At the end of World War II the Federal Republic of Yugoslavia was formed which included Bosnia, Serbia, Montenegro, Croatia, Slovenia, and Macedonia. It was made up of several different ethnic groups. Towards the end of the Cold War the different groups and republics were seeking independence. In 1987 Slobodan Milosevic was in power and created a military that was 90% Siberian. By 1991 ethnic tensions were high in Yugoslavia. The republics of Slovenia and Croatia declared independence, which caused Yugoslavia to collapse. The Yugoslav army invaded Croatia and began executing the Croat men. Then Bosnia declared independence and the Serbs targeted Bosniak civilians. By 1995 the military began shelling the city of Srebrenica and 8,000 Bosniaks were killed.

End Genocide

In April 1992 the Serb military and Serb Democratic party removed Bosniaks and Croats from official positions and took over the town of Prijedor. Thousands were imprisoned at the concentration camp Omarska. From May to August 1992, about 3,200 Bosniaks and Croats were killed in the town of Prijedor and at the Omarksa concentration camp. Survivors remember seeing family members being killed in front of each other, detainees being tortured and beaten by the prison guards, and women and girls being raped. Many also suffered from starvation. Omarska now opens once a year as a memorial for those who died there, but there is still denial of the atrocities of what happened during the few months it was open.

YouTube - Al Jazeera

Fatima is a survivor of the Bosnian genocide. When she was 14 years old the soldiers came to her village one day in Yugoslavia and they took her father back to her house at gunpoint. The soldiers made them go outside and set her house on fire. One of the soldiers called her over to him then marched her into the woods and raped her. He wanted to kill her but another soldier stopped him. After that they forced her to walk and she could see her father getting beaten, then she was left on the side of the road where she witnessed men being killed. Ever since the genocide Fatima has had trouble sleeping at night. The psychological issues of the genocide still affect Fatima today.

Remembering Srebrenica

Hajrudin Mesic who had four brothers is the only one to survive the Srebrenica genocide. When the Serbs invaded his town Macesi there was a lot of bombing. A sniper killed one of his brothers. His family fled their village and they walked to Srebrenica. When they got there life was chaotic; people were being killed left and right and there were stampedes. He was also out of food and it came to a point where he thought he would either die from a bullet or starvation. On his journey to safety Mesic avoided ambushes and Serb soldiers pretending to be Bosnian, ran through the woods for 17 days, and losing his family.

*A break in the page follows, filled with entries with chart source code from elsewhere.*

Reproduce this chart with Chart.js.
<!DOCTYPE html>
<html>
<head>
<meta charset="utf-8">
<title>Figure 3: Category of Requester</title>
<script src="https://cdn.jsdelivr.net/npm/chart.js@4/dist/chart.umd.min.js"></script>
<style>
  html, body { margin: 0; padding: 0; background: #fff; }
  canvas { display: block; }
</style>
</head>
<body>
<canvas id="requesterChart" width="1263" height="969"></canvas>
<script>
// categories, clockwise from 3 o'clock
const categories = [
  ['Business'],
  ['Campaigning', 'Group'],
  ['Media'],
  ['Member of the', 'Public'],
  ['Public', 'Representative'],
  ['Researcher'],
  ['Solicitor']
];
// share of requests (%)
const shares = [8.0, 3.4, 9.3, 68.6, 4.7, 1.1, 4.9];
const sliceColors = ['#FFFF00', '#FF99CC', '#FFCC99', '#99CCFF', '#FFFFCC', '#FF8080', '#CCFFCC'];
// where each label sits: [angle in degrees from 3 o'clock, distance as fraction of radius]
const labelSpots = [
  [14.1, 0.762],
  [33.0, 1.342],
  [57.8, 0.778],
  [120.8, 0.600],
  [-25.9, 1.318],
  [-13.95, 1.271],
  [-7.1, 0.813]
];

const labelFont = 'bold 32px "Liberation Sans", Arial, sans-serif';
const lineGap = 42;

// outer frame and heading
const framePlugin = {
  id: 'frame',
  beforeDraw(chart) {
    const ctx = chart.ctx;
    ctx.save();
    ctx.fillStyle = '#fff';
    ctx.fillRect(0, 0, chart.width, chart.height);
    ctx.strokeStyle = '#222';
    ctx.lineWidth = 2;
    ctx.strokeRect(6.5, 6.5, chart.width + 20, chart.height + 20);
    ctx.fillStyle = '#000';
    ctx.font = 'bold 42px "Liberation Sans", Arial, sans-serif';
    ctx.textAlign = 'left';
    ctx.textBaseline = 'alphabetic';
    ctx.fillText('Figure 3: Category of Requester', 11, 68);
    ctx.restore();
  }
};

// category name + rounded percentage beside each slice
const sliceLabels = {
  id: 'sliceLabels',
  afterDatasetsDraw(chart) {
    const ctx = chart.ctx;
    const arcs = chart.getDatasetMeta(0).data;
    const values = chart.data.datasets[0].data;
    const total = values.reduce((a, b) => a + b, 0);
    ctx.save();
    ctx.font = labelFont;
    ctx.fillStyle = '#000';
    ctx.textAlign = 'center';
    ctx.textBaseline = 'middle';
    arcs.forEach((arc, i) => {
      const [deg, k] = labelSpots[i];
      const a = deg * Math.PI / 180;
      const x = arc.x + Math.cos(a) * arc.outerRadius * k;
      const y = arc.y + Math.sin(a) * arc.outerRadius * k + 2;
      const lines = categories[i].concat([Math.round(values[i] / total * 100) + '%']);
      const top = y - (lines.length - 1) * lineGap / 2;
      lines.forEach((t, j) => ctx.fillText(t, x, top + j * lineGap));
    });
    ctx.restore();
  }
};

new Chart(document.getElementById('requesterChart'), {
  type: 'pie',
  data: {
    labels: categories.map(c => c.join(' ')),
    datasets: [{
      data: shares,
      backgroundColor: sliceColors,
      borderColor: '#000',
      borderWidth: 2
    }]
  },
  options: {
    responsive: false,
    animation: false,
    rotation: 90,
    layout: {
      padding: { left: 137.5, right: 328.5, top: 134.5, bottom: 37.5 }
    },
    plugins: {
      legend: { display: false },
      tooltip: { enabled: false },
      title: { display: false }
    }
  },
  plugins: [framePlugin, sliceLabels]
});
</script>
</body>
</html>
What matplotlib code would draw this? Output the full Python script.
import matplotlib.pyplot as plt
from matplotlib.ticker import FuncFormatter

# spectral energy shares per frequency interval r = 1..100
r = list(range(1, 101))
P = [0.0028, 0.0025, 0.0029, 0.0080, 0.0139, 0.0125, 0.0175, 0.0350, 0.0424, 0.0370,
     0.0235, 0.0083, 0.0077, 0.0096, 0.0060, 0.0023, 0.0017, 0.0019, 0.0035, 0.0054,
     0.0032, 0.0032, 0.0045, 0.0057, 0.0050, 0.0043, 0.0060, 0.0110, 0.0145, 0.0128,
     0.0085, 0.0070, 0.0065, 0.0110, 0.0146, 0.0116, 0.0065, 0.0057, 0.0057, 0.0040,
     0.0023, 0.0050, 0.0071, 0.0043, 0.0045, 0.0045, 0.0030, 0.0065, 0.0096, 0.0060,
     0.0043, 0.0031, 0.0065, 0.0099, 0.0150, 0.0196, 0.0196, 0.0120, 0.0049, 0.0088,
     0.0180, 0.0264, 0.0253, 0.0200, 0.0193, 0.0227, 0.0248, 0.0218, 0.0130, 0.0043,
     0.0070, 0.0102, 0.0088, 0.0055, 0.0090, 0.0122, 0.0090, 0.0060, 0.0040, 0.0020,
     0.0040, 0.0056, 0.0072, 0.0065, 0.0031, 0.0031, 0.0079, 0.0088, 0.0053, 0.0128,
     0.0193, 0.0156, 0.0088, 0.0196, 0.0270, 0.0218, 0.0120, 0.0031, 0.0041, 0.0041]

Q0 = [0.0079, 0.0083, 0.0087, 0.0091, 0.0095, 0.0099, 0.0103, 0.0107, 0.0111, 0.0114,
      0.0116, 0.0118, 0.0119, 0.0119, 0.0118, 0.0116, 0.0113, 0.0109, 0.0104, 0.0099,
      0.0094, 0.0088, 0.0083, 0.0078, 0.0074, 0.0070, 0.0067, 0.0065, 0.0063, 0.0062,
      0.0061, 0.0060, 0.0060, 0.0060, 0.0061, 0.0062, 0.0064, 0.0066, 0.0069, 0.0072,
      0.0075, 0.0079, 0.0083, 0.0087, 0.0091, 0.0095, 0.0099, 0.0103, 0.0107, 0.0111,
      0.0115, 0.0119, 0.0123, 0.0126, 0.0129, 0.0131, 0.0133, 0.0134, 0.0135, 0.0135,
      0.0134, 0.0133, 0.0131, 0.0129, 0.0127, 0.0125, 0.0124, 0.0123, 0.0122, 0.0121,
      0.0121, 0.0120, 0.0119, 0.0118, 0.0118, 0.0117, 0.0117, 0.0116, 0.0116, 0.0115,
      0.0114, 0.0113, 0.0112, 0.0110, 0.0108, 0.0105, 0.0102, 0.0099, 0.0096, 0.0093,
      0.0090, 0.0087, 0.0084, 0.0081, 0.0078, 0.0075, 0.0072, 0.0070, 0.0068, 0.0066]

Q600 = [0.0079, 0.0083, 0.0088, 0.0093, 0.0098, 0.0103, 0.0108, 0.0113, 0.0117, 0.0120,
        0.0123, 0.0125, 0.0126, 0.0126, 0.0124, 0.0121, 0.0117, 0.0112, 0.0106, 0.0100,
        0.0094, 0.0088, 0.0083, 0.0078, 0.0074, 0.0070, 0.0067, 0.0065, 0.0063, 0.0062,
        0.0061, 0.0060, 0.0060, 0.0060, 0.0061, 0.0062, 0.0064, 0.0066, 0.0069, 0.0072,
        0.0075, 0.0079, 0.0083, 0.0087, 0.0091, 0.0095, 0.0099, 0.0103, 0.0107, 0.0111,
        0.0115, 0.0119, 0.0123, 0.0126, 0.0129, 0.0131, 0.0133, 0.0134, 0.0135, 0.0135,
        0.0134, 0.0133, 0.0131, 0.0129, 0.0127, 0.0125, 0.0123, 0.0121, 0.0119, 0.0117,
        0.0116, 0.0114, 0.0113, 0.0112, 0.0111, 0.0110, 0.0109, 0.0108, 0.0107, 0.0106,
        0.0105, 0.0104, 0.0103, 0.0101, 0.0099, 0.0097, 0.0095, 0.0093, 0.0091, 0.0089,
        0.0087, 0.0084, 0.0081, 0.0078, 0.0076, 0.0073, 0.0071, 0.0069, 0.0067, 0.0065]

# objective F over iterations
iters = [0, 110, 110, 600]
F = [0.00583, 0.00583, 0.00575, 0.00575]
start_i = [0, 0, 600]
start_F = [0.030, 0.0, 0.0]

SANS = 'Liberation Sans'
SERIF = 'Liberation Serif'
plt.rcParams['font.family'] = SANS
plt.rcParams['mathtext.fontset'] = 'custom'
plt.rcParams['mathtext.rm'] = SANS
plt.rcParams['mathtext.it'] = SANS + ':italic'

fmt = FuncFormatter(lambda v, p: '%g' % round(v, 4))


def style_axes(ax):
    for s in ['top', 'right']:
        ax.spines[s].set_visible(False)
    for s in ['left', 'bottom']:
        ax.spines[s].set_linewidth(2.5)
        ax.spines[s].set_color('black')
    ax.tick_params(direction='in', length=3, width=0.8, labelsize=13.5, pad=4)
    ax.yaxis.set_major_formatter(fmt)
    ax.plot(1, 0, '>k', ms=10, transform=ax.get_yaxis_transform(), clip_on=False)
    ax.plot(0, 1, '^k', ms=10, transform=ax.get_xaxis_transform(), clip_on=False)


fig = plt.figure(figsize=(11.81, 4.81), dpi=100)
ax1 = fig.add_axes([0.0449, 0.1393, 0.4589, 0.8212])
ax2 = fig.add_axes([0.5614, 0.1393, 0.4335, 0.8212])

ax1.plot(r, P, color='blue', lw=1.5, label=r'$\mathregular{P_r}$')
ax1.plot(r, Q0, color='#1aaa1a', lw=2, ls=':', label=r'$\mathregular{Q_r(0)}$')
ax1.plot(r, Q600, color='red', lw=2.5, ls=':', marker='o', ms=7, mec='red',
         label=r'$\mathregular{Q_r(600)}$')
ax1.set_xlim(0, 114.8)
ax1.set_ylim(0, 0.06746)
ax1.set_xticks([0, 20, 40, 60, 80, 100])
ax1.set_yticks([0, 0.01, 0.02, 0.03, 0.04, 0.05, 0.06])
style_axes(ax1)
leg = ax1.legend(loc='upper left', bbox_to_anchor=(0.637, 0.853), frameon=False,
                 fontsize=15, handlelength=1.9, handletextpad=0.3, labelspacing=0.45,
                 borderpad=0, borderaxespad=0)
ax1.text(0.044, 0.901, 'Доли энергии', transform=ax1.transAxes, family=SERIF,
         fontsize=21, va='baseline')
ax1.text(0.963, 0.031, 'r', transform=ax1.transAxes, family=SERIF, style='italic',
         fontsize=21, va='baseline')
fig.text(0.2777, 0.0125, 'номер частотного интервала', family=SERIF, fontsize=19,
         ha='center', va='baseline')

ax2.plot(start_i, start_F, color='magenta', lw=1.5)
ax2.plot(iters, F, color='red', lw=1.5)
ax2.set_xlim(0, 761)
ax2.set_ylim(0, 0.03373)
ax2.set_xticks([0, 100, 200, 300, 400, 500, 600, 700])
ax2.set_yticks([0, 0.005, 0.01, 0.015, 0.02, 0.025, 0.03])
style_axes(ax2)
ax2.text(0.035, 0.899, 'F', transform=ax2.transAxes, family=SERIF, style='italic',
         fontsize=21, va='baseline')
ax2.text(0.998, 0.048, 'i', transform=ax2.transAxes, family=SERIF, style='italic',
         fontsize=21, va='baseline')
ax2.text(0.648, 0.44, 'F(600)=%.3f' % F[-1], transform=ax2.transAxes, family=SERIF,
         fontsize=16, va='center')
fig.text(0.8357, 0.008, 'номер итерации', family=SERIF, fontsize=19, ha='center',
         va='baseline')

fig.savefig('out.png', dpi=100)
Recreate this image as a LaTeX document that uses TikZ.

He was able to reunite with his parents but still has the painful memories of his village being occupied and his brothers being lost or killed.

Remembering Srebrenica

In 2015 the United Nations' court rejected that Croatians and Serbians committed genocide against each other after Yugoslavia collapsed. Peter Tomka, the president of the International Court of Justice, said there were crimes on both sides of the countries but the intent to commit genocide was not there. He believes there wasn't enough evidence to prove the intention of destroying the ethnic groups, only to "move them by force".

Al Jazeera

Ratio Mladic, a former Bosnian Serb military commander, was indicted in 1995 for his part in the Srebrenica genocide. He was on the run until 2011 when he was finally caught hiding in northern Serbia. He's known as the "Butcher of Bosnia" and survivors agree that Mladic had a lot of blood on his hands and more attacks happened because of him. Last month Mladic was found guilty of genocide along with multiple charges of crimes against humanity. He was sentenced to life in prison but his lawyers said he is going to appeal.